**TO DO:** Go through the data and copy every line exactly, but not the images.

**DATASET SECTION:**
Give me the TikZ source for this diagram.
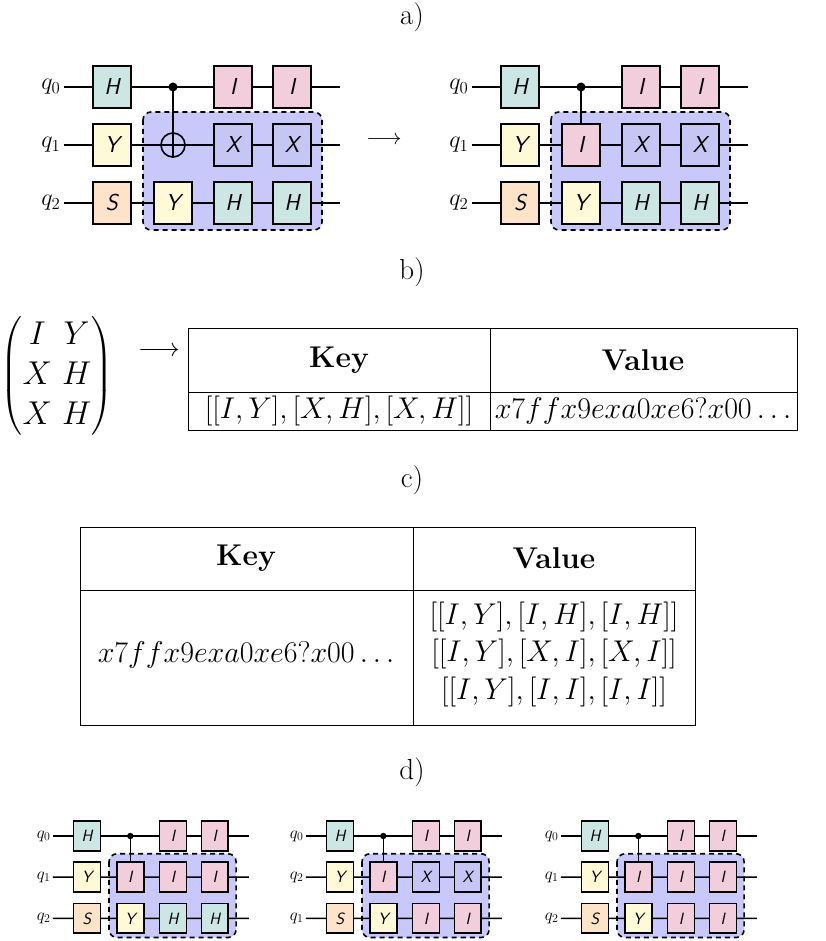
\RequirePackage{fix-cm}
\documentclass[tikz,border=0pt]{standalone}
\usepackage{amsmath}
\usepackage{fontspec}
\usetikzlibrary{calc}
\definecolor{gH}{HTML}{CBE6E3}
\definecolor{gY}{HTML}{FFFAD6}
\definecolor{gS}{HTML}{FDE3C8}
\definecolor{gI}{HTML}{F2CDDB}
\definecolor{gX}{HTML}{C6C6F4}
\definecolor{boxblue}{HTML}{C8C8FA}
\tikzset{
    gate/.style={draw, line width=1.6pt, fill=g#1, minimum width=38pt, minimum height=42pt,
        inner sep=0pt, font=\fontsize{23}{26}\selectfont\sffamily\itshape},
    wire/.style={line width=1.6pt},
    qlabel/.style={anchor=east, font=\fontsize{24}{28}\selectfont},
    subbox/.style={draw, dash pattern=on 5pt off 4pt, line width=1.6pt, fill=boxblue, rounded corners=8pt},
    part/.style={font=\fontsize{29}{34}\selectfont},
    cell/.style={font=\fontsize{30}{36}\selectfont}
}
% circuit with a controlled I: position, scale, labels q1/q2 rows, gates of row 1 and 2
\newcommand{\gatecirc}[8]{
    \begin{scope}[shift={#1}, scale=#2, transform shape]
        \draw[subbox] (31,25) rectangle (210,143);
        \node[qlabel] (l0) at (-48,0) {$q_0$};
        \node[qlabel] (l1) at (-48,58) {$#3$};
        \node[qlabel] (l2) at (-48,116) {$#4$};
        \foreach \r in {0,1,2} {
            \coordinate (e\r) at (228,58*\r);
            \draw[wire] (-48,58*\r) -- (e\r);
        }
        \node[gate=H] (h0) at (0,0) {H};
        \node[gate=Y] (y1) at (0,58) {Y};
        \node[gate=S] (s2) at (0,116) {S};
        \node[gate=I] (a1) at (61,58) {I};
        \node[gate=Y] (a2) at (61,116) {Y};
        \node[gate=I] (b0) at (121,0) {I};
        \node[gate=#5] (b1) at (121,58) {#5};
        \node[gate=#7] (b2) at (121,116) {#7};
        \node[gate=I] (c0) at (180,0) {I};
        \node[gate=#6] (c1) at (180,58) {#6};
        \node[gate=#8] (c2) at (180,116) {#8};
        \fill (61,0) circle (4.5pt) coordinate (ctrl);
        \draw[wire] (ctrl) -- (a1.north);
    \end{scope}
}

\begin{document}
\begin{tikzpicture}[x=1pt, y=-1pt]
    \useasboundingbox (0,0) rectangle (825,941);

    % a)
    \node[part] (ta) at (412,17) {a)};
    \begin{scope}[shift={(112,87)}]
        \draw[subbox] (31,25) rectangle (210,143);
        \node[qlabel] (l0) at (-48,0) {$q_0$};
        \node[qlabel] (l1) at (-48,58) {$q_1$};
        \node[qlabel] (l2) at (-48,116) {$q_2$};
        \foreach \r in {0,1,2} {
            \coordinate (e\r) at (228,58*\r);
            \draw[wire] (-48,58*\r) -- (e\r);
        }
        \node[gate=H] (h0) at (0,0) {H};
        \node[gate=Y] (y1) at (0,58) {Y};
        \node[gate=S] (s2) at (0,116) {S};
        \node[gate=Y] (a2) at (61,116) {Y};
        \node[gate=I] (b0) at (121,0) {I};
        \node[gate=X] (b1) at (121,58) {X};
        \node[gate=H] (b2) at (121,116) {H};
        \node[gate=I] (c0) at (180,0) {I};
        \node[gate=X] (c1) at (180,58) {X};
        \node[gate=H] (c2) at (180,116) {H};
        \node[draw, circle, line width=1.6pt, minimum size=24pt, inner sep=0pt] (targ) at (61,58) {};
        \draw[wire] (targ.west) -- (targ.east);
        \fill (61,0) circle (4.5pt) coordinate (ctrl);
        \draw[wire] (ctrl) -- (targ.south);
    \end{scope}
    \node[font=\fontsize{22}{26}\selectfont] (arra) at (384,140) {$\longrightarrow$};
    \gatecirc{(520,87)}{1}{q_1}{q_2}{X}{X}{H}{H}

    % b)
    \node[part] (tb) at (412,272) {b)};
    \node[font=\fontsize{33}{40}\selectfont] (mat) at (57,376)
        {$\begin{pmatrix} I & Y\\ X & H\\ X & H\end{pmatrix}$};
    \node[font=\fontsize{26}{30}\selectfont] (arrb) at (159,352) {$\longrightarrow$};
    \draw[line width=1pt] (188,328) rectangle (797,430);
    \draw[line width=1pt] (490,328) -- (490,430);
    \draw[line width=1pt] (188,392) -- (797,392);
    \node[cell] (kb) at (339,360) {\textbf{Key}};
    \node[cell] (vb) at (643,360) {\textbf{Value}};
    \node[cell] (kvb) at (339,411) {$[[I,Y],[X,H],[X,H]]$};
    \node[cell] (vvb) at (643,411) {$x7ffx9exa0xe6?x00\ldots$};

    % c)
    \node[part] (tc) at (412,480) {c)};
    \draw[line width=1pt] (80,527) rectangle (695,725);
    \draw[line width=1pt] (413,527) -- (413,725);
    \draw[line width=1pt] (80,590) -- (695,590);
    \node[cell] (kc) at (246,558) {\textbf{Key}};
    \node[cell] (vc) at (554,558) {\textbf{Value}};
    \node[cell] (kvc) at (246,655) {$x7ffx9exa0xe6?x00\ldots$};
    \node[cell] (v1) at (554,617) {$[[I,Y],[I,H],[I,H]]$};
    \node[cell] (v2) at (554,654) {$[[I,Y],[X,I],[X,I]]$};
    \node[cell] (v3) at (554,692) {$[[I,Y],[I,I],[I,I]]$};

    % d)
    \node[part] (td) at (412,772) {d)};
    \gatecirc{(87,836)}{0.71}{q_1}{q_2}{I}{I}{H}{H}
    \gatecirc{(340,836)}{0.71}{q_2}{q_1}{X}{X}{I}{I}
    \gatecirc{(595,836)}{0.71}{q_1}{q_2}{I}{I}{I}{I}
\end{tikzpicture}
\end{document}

**SOLVED EXERCISE:**
Give me the TikZ source for this diagram.
\RequirePackage{fix-cm}
\documentclass[tikz,border=0pt]{standalone}
\usepackage{amsmath}
\usepackage{fontspec}
\usetikzlibrary{calc}
\definecolor{gH}{HTML}{CBE6E3}
\definecolor{gY}{HTML}{FFFAD6}
\definecolor{gS}{HTML}{FDE3C8}
\definecolor{gI}{HTML}{F2CDDB}
\definecolor{gX}{HTML}{C6C6F4}
\definecolor{boxblue}{HTML}{C8C8FA}
\tikzset{
    gate/.style={draw, line width=1.6pt, fill=g#1, minimum width=38pt, minimum height=42pt,
        inner sep=0pt, font=\fontsize{23}{26}\selectfont\sffamily\itshape},
    wire/.style={line width=1.6pt},
    qlabel/.style={anchor=east, font=\fontsize{24}{28}\selectfont},
    subbox/.style={draw, dash pattern=on 5pt off 4pt, line width=1.6pt, fill=boxblue, rounded corners=8pt},
    part/.style={font=\fontsize{29}{34}\selectfont},
    cell/.style={font=\fontsize{30}{36}\selectfont}
}
% circuit with a controlled I: position, scale, labels q1/q2 rows, gates of row 1 and 2
\newcommand{\gatecirc}[8]{
    \begin{scope}[shift={#1}, scale=#2, transform shape]
        \draw[subbox] (31,25) rectangle (210,143);
        \node[qlabel] (l0) at (-48,0) {$q_0$};
        \node[qlabel] (l1) at (-48,58) {$#3$};
        \node[qlabel] (l2) at (-48,116) {$#4$};
        \foreach \r in {0,1,2} {
            \coordinate (e\r) at (228,58*\r);
            \draw[wire] (-48,58*\r) -- (e\r);
        }
        \node[gate=H] (h0) at (0,0) {H};
        \node[gate=Y] (y1) at (0,58) {Y};
        \node[gate=S] (s2) at (0,116) {S};
        \node[gate=I] (a1) at (61,58) {I};
        \node[gate=Y] (a2) at (61,116) {Y};
        \node[gate=I] (b0) at (121,0) {I};
        \node[gate=#5] (b1) at (121,58) {#5};
        \node[gate=#7] (b2) at (121,116) {#7};
        \node[gate=I] (c0) at (180,0) {I};
        \node[gate=#6] (c1) at (180,58) {#6};
        \node[gate=#8] (c2) at (180,116) {#8};
        \fill (61,0) circle (4.5pt) coordinate (ctrl);
        \draw[wire] (ctrl) -- (a1.north);
    \end{scope}
}

\begin{document}
\begin{tikzpicture}[x=1pt, y=-1pt]
    \useasboundingbox (0,0) rectangle (825,941);

    % a)
    \node[part] (ta) at (412,17) {a)};
    \begin{scope}[shift={(112,87)}]
        \draw[subbox] (31,25) rectangle (210,143);
        \node[qlabel] (l0) at (-48,0) {$q_0$};
        \node[qlabel] (l1) at (-48,58) {$q_1$};
        \node[qlabel] (l2) at (-48,116) {$q_2$};
        \foreach \r in {0,1,2} {
            \coordinate (e\r) at (228,58*\r);
            \draw[wire] (-48,58*\r) -- (e\r);
        }
        \node[gate=H] (h0) at (0,0) {H};
        \node[gate=Y] (y1) at (0,58) {Y};
        \node[gate=S] (s2) at (0,116) {S};
        \node[gate=Y] (a2) at (61,116) {Y};
        \node[gate=I] (b0) at (121,0) {I};
        \node[gate=X] (b1) at (121,58) {X};
        \node[gate=H] (b2) at (121,116) {H};
        \node[gate=I] (c0) at (180,0) {I};
        \node[gate=X] (c1) at (180,58) {X};
        \node[gate=H] (c2) at (180,116) {H};
        \node[draw, circle, line width=1.6pt, minimum size=24pt, inner sep=0pt] (targ) at (61,58) {};
        \draw[wire] (targ.west) -- (targ.east);
        \fill (61,0) circle (4.5pt) coordinate (ctrl);
        \draw[wire] (ctrl) -- (targ.south);
    \end{scope}
    \node[font=\fontsize{22}{26}\selectfont] (arra) at (384,140) {$\longrightarrow$};
    \gatecirc{(520,87)}{1}{q_1}{q_2}{X}{X}{H}{H}

    % b)
    \node[part] (tb) at (412,272) {b)};
    \node[font=\fontsize{33}{40}\selectfont] (mat) at (57,376)
        {$\begin{pmatrix} I & Y\\ X & H\\ X & H\end{pmatrix}$};
    \node[font=\fontsize{26}{30}\selectfont] (arrb) at (159,352) {$\longrightarrow$};
    \draw[line width=1pt] (188,328) rectangle (797,430);
    \draw[line width=1pt] (490,328) -- (490,430);
    \draw[line width=1pt] (188,392) -- (797,392);
    \node[cell] (kb) at (339,360) {\textbf{Key}};
    \node[cell] (vb) at (643,360) {\textbf{Value}};
    \node[cell] (kvb) at (339,411) {$[[I,Y],[X,H],[X,H]]$};
    \node[cell] (vvb) at (643,411) {$x7ffx9exa0xe6?x00\ldots$};

    % c)
    \node[part] (tc) at (412,480) {c)};
    \draw[line width=1pt] (80,527) rectangle (695,725);
    \draw[line width=1pt] (413,527) -- (413,725);
    \draw[line width=1pt] (80,590) -- (695,590);
    \node[cell] (kc) at (246,558) {\textbf{Key}};
    \node[cell] (vc) at (554,558) {\textbf{Value}};
    \node[cell] (kvc) at (246,655) {$x7ffx9exa0xe6?x00\ldots$};
    \node[cell] (v1) at (554,617) {$[[I,Y],[I,H],[I,H]]$};
    \node[cell] (v2) at (554,654) {$[[I,Y],[X,I],[X,I]]$};
    \node[cell] (v3) at (554,692) {$[[I,Y],[I,I],[I,I]]$};

    % d)
    \node[part] (td) at (412,772) {d)};
    \gatecirc{(87,836)}{0.71}{q_1}{q_2}{I}{I}{H}{H}
    \gatecirc{(340,836)}{0.71}{q_2}{q_1}{X}{X}{I}{I}
    \gatecirc{(595,836)}{0.71}{q_1}{q_2}{I}{I}{I}{I}
\end{tikzpicture}
\end{document}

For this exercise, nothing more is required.